== DATA BLOCK
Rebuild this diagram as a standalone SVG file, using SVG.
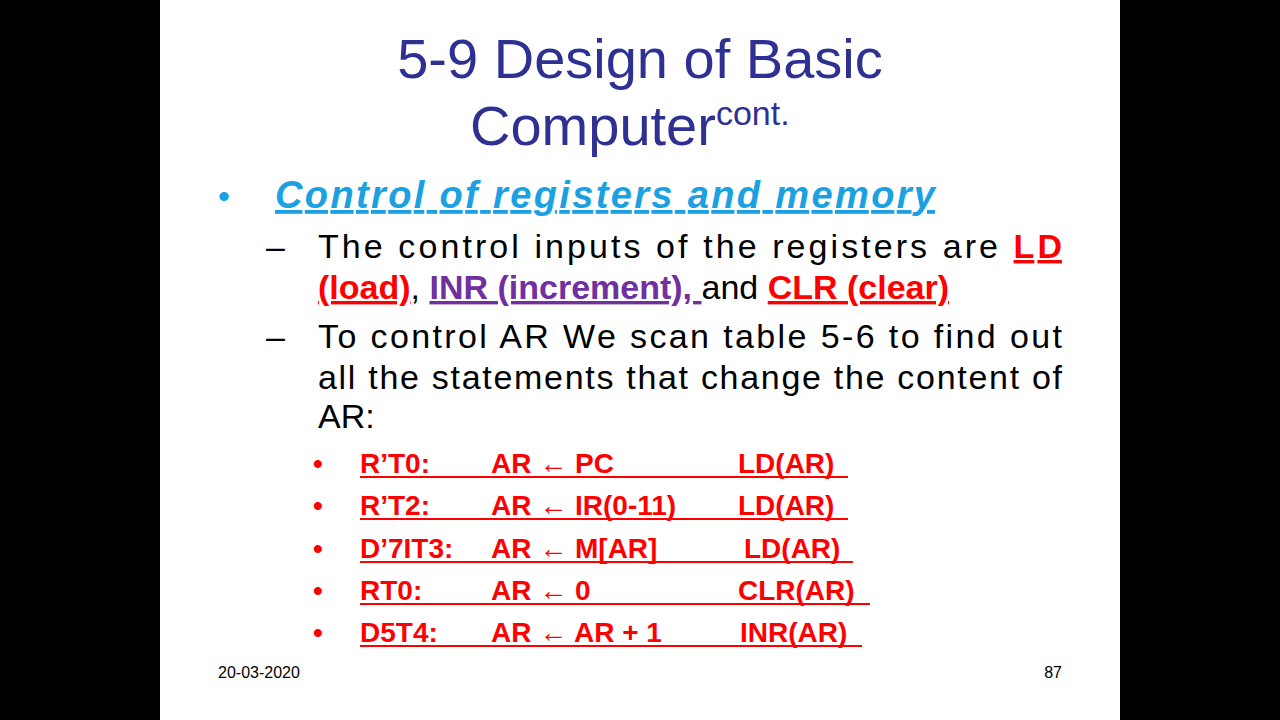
<svg xmlns="http://www.w3.org/2000/svg" width="1280" height="720" viewBox="0 0 1280 720">
<style>
text{font-family:"Liberation Sans",Arial,sans-serif}
.t{fill:#2E3192;font-size:56px}
.b{fill:#000;font-size:34px}
.r{fill:#FF0000;font-size:28px;font-weight:bold}
.ul{stroke:#FF0000;stroke-width:2}
</style>
<rect width="1280" height="720" fill="#000"/>
<rect x="160" width="960" height="720" fill="#fff"/>
<g id="title">
<text class="t" x="640" y="78" text-anchor="middle">5-9 Design of Basic</text>
<text class="t" x="470" y="145">Computer<tspan font-size="34" dy="-20">cont.</tspan></text>
</g>
<g id="heading">
<text x="218" y="208" fill="#1BA1E2" font-size="34">•</text>
<text x="275" y="208" fill="#1BA1E2" font-size="38" font-weight="bold" font-style="italic" text-decoration="underline" textLength="660">Control of registers and memory</text>
</g>
<g id="para1">
<text class="b" x="266" y="258">–</text>
<text class="b" x="318" y="258" textLength="744">The control inputs of the registers are <tspan fill="#FF0000" font-weight="bold" text-decoration="underline">LD</tspan></text>
<text class="b" x="318" y="299"><tspan fill="#FF0000" font-weight="bold" text-decoration="underline">(load)</tspan>, <tspan fill="#7030A0" font-weight="bold" text-decoration="underline">INR (increment), </tspan>and <tspan fill="#FF0000" font-weight="bold" text-decoration="underline">CLR (clear)</tspan></text>
</g>
<g id="para2">
<text class="b" x="266" y="348">–</text>
<text class="b" x="318" y="348" textLength="744">To control AR We scan table 5-6 to find out</text>
<text class="b" x="318" y="389" textLength="744">all the statements that change the content of</text>
<text class="b" x="318" y="428">AR:</text>
</g>
<g id="list">
<g><text class="r" x="313" y="473">•</text><text class="r" x="360" y="473">R’T0:</text><text class="r" x="491" y="473">AR ← PC</text><text class="r" x="738" y="473">LD(AR)</text><line class="ul" x1="360" y1="477" x2="848" y2="477"/></g>
<g><text class="r" x="313" y="515">•</text><text class="r" x="360" y="515">R’T2:</text><text class="r" x="491" y="515">AR ← IR(0-11)</text><text class="r" x="738" y="515">LD(AR)</text><line class="ul" x1="360" y1="519" x2="848" y2="519"/></g>
<g><text class="r" x="313" y="558">•</text><text class="r" x="360" y="558">D’7IT3:</text><text class="r" x="491" y="558">AR ← M[AR]</text><text class="r" x="744" y="558">LD(AR)</text><line class="ul" x1="360" y1="562" x2="853" y2="562"/></g>
<g><text class="r" x="313" y="600">•</text><text class="r" x="360" y="600">RT0:</text><text class="r" x="491" y="600">AR ← 0</text><text class="r" x="738" y="600">CLR(AR)</text><line class="ul" x1="360" y1="604" x2="870" y2="604"/></g>
<g><text class="r" x="313" y="642">•</text><text class="r" x="360" y="642">D5T4:</text><text class="r" x="491" y="642">AR ← AR + 1</text><text class="r" x="740" y="642">INR(AR)</text><line class="ul" x1="360" y1="646" x2="862" y2="646"/></g>
</g>
<g id="footer">
<text x="218" y="678" font-size="16">20-03-2020</text>
<text x="1062" y="678" font-size="16" text-anchor="end">87</text>
</g>
</svg>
====
Write out the whole listing exactly, and drop the pictures.

Rebuild this diagram as a standalone SVG file, using SVG.
<svg xmlns="http://www.w3.org/2000/svg" width="1280" height="720" viewBox="0 0 1280 720">
<style>
text{font-family:"Liberation Sans",Arial,sans-serif}
.t{fill:#2E3192;font-size:56px}
.b{fill:#000;font-size:34px}
.r{fill:#FF0000;font-size:28px;font-weight:bold}
.ul{stroke:#FF0000;stroke-width:2}
</style>
<rect width="1280" height="720" fill="#000"/>
<rect x="160" width="960" height="720" fill="#fff"/>
<g id="title">
<text class="t" x="640" y="78" text-anchor="middle">5-9 Design of Basic</text>
<text class="t" x="470" y="145">Computer<tspan font-size="34" dy="-20">cont.</tspan></text>
</g>
<g id="heading">
<text x="218" y="208" fill="#1BA1E2" font-size="34">•</text>
<text x="275" y="208" fill="#1BA1E2" font-size="38" font-weight="bold" font-style="italic" text-decoration="underline" textLength="660">Control of registers and memory</text>
</g>
<g id="para1">
<text class="b" x="266" y="258">–</text>
<text class="b" x="318" y="258" textLength="744">The control inputs of the registers are <tspan fill="#FF0000" font-weight="bold" text-decoration="underline">LD</tspan></text>
<text class="b" x="318" y="299"><tspan fill="#FF0000" font-weight="bold" text-decoration="underline">(load)</tspan>, <tspan fill="#7030A0" font-weight="bold" text-decoration="underline">INR (increment), </tspan>and <tspan fill="#FF0000" font-weight="bold" text-decoration="underline">CLR (clear)</tspan></text>
</g>
<g id="para2">
<text class="b" x="266" y="348">–</text>
<text class="b" x="318" y="348" textLength="744">To control AR We scan table 5-6 to find out</text>
<text class="b" x="318" y="389" textLength="744">all the statements that change the content of</text>
<text class="b" x="318" y="428">AR:</text>
</g>
<g id="list">
<g><text class="r" x="313" y="473">•</text><text class="r" x="360" y="473">R’T0:</text><text class="r" x="491" y="473">AR ← PC</text><text class="r" x="738" y="473">LD(AR)</text><line class="ul" x1="360" y1="477" x2="848" y2="477"/></g>
<g><text class="r" x="313" y="515">•</text><text class="r" x="360" y="515">R’T2:</text><text class="r" x="491" y="515">AR ← IR(0-11)</text><text class="r" x="738" y="515">LD(AR)</text><line class="ul" x1="360" y1="519" x2="848" y2="519"/></g>
<g><text class="r" x="313" y="558">•</text><text class="r" x="360" y="558">D’7IT3:</text><text class="r" x="491" y="558">AR ← M[AR]</text><text class="r" x="744" y="558">LD(AR)</text><line class="ul" x1="360" y1="562" x2="853" y2="562"/></g>
<g><text class="r" x="313" y="600">•</text><text class="r" x="360" y="600">RT0:</text><text class="r" x="491" y="600">AR ← 0</text><text class="r" x="738" y="600">CLR(AR)</text><line class="ul" x1="360" y1="604" x2="870" y2="604"/></g>
<g><text class="r" x="313" y="642">•</text><text class="r" x="360" y="642">D5T4:</text><text class="r" x="491" y="642">AR ← AR + 1</text><text class="r" x="740" y="642">INR(AR)</text><line class="ul" x1="360" y1="646" x2="862" y2="646"/></g>
</g>
<g id="footer">
<text x="218" y="678" font-size="16">20-03-2020</text>
<text x="1062" y="678" font-size="16" text-anchor="end">87</text>
</g>
</svg>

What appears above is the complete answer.